==== Data to use ====

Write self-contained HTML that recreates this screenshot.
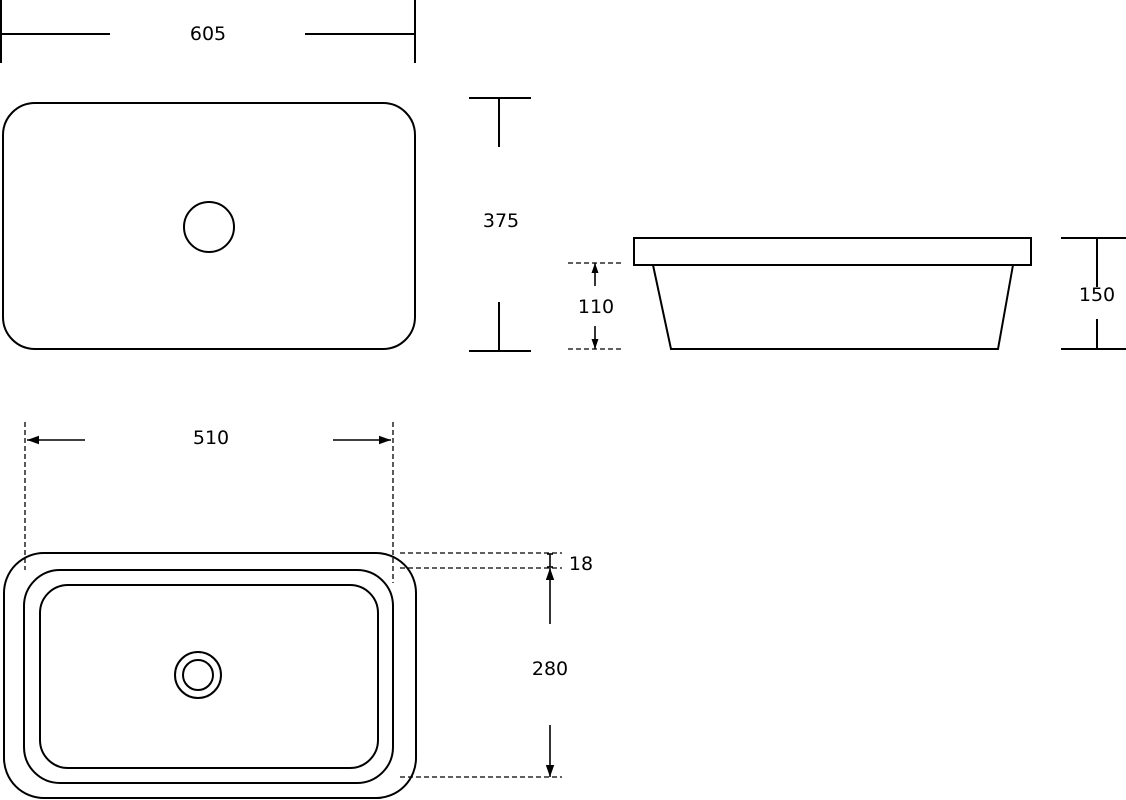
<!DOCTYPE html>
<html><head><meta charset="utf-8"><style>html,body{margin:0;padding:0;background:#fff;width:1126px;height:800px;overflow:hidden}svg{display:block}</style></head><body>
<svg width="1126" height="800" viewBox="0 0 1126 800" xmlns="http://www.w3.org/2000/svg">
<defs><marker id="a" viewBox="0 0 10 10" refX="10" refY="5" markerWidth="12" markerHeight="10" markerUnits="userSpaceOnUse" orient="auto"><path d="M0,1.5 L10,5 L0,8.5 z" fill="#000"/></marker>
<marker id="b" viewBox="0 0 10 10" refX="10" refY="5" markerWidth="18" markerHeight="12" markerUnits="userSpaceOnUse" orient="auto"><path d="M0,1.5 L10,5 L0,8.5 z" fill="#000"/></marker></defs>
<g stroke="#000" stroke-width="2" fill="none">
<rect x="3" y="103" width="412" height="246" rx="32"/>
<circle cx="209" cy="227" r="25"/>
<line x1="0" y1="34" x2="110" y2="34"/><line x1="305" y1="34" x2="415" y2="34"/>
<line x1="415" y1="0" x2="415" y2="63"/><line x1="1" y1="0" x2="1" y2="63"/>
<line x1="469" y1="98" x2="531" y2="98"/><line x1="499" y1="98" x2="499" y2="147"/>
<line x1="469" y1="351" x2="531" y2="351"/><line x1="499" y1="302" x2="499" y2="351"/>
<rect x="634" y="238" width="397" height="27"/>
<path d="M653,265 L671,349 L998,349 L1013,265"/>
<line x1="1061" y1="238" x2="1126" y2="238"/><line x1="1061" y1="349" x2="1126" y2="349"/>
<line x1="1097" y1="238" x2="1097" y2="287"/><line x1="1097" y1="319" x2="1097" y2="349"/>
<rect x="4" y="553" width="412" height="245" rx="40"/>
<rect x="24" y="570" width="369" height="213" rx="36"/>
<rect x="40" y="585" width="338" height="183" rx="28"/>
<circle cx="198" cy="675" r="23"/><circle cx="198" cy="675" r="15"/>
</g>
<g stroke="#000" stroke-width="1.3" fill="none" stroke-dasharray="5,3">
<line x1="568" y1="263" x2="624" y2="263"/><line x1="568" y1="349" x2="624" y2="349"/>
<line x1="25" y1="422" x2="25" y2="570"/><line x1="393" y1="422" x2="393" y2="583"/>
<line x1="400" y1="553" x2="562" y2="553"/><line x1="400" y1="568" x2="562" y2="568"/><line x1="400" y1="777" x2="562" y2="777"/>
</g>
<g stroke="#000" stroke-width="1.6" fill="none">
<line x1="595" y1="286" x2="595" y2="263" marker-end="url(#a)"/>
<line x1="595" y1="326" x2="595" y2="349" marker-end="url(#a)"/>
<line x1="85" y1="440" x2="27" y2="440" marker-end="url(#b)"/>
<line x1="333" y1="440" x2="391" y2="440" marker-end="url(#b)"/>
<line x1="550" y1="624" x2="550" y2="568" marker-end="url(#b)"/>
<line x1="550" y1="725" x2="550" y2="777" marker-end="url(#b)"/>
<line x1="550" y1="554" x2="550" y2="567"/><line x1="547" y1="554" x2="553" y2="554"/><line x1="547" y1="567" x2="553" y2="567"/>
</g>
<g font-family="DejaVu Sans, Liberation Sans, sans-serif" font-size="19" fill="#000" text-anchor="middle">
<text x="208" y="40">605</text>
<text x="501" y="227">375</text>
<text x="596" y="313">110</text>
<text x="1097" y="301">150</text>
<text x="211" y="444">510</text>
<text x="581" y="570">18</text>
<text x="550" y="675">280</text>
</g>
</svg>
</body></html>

====
==== Data to use ====

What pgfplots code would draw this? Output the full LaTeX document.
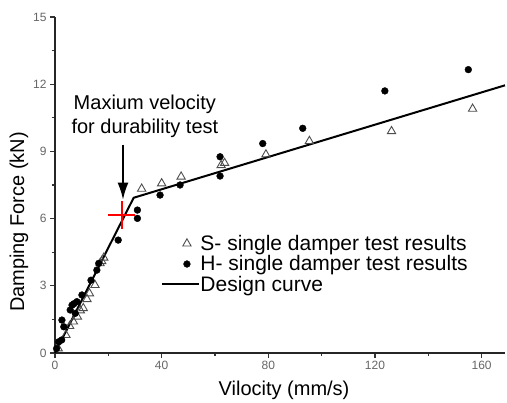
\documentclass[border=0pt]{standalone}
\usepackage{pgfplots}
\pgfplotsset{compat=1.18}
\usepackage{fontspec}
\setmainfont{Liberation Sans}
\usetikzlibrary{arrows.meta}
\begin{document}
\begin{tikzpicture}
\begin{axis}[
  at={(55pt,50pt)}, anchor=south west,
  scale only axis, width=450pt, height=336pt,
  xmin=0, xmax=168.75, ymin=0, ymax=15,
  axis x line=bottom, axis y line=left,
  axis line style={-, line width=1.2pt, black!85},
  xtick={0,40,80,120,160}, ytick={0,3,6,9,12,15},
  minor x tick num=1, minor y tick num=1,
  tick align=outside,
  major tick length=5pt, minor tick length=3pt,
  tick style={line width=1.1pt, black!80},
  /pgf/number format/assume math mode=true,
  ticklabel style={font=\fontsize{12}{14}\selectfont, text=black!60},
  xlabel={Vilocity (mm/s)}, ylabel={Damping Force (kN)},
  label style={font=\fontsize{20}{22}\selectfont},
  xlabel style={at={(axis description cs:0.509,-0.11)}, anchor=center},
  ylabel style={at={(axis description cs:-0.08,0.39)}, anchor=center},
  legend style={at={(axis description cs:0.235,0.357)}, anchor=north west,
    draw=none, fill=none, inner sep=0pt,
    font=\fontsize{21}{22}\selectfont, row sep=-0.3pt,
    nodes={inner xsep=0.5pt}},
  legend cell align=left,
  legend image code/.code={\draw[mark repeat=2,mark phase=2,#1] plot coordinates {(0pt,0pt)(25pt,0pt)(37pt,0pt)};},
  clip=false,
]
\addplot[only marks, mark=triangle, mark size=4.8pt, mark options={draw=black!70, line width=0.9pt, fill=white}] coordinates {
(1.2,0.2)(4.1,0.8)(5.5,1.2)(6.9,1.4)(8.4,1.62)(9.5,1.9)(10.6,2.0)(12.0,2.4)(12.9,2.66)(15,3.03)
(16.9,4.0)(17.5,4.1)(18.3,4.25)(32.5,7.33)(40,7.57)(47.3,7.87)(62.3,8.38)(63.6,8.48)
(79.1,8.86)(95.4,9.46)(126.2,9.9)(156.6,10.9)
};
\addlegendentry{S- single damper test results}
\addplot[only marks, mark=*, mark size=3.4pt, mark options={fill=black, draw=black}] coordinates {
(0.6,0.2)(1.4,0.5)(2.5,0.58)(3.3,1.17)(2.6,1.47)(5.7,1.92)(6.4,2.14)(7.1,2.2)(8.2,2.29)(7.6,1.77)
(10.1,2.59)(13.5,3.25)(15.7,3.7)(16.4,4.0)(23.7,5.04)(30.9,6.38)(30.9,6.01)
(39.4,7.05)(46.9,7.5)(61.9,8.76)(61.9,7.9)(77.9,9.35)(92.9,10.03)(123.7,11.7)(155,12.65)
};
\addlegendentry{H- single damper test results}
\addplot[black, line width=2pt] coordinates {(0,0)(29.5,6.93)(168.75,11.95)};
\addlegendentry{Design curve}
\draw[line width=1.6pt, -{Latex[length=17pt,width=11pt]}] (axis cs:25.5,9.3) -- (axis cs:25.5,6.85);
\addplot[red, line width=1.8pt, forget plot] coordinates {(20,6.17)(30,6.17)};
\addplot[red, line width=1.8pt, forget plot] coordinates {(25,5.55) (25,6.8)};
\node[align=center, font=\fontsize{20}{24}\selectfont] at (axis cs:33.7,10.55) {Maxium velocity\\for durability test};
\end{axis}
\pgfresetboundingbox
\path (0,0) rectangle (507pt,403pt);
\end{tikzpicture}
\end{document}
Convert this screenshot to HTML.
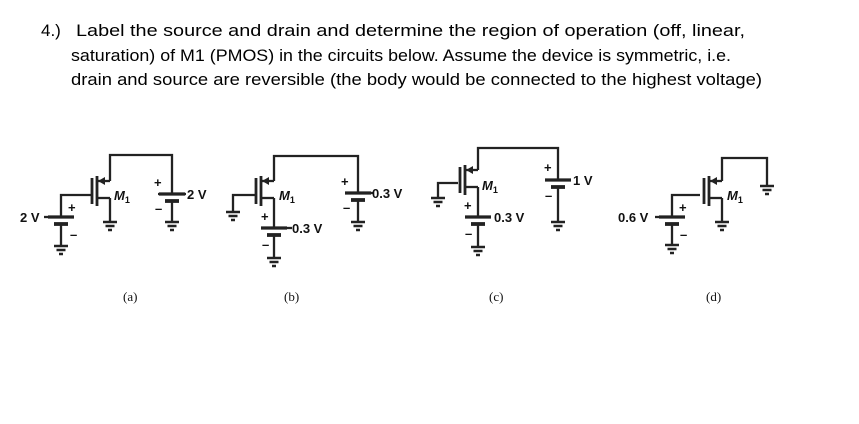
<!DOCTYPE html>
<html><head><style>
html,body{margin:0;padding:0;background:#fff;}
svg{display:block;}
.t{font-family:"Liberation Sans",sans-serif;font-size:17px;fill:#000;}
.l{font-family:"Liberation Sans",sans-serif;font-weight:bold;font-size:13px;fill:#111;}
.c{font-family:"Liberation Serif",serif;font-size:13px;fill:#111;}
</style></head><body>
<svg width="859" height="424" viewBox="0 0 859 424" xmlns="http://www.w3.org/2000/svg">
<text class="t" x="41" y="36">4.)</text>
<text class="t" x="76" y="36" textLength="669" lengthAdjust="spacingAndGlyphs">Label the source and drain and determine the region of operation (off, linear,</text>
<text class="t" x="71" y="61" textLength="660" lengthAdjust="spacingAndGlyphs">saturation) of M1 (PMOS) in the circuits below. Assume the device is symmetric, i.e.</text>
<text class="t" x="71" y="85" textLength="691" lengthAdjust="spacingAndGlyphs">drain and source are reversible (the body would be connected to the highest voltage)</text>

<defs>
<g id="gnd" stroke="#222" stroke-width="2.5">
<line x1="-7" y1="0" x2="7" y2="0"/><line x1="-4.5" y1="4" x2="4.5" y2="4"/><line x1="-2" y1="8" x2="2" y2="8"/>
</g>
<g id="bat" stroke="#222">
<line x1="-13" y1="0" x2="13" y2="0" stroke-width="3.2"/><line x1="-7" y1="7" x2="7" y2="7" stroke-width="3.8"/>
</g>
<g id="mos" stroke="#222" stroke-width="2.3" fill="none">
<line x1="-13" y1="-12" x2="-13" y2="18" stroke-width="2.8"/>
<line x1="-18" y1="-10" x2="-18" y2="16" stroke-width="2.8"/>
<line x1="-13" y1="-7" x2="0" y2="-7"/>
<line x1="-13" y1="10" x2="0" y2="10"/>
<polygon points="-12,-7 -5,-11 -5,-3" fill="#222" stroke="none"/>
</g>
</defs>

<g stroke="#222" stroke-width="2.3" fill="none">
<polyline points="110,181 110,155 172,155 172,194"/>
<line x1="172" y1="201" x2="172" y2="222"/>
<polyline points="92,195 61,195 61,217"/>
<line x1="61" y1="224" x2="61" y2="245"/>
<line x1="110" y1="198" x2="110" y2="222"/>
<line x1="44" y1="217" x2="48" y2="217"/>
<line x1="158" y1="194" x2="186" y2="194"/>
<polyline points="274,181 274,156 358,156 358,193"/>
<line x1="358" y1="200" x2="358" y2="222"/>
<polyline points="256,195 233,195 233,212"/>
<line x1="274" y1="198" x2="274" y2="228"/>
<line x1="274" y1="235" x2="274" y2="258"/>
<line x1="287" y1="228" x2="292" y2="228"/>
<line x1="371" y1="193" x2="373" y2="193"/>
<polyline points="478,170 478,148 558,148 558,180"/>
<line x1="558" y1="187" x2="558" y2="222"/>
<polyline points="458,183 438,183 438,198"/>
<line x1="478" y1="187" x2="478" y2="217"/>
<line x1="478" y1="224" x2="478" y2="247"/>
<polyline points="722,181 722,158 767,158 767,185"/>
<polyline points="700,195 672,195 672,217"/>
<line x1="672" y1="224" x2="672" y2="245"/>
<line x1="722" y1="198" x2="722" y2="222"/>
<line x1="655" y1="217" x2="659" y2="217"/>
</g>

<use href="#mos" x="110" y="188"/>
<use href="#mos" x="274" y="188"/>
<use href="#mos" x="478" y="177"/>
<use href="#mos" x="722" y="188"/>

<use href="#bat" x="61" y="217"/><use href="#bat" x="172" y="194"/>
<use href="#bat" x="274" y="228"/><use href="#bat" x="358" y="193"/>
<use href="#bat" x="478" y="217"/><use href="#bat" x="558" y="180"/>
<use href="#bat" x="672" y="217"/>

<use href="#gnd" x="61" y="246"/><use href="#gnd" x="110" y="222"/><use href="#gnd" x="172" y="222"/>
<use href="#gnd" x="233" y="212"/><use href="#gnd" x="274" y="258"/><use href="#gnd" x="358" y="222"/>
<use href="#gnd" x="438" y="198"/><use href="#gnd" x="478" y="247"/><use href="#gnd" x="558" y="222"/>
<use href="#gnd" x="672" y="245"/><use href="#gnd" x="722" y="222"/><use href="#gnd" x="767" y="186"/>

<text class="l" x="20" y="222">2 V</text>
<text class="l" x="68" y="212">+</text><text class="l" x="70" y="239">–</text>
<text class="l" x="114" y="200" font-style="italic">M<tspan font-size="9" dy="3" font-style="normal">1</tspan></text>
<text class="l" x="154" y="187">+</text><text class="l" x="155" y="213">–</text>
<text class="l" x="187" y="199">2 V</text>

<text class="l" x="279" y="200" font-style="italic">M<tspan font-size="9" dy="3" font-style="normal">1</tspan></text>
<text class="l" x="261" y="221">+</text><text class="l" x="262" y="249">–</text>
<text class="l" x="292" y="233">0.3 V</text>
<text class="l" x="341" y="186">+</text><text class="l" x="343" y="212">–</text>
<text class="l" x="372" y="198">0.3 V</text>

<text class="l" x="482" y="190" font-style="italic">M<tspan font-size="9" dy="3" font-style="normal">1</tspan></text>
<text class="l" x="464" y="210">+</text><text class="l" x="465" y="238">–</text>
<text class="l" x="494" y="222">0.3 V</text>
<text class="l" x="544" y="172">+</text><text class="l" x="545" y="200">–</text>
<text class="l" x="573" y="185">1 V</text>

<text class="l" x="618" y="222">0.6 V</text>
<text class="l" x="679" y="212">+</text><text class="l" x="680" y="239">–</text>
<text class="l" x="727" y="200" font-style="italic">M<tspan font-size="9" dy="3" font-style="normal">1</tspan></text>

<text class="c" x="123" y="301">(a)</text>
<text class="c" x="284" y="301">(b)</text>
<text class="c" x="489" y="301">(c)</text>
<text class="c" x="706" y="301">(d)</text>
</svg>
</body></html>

====

### Exercise directions
Copy out only the lines from the one containing "Convert this screenshot to HTML." through the one containing "the highest voltage)</text>", exactly, with both ends. Any picture is left out.

### Reply
Convert this screenshot to HTML.
<!DOCTYPE html>
<html><head><style>
html,body{margin:0;padding:0;background:#fff;}
svg{display:block;}
.t{font-family:"Liberation Sans",sans-serif;font-size:17px;fill:#000;}
.l{font-family:"Liberation Sans",sans-serif;font-weight:bold;font-size:13px;fill:#111;}
.c{font-family:"Liberation Serif",serif;font-size:13px;fill:#111;}
</style></head><body>
<svg width="859" height="424" viewBox="0 0 859 424" xmlns="http://www.w3.org/2000/svg">
<text class="t" x="41" y="36">4.)</text>
<text class="t" x="76" y="36" textLength="669" lengthAdjust="spacingAndGlyphs">Label the source and drain and determine the region of operation (off, linear,</text>
<text class="t" x="71" y="61" textLength="660" lengthAdjust="spacingAndGlyphs">saturation) of M1 (PMOS) in the circuits below. Assume the device is symmetric, i.e.</text>
<text class="t" x="71" y="85" textLength="691" lengthAdjust="spacingAndGlyphs">drain and source are reversible (the body would be connected to the highest voltage)</text>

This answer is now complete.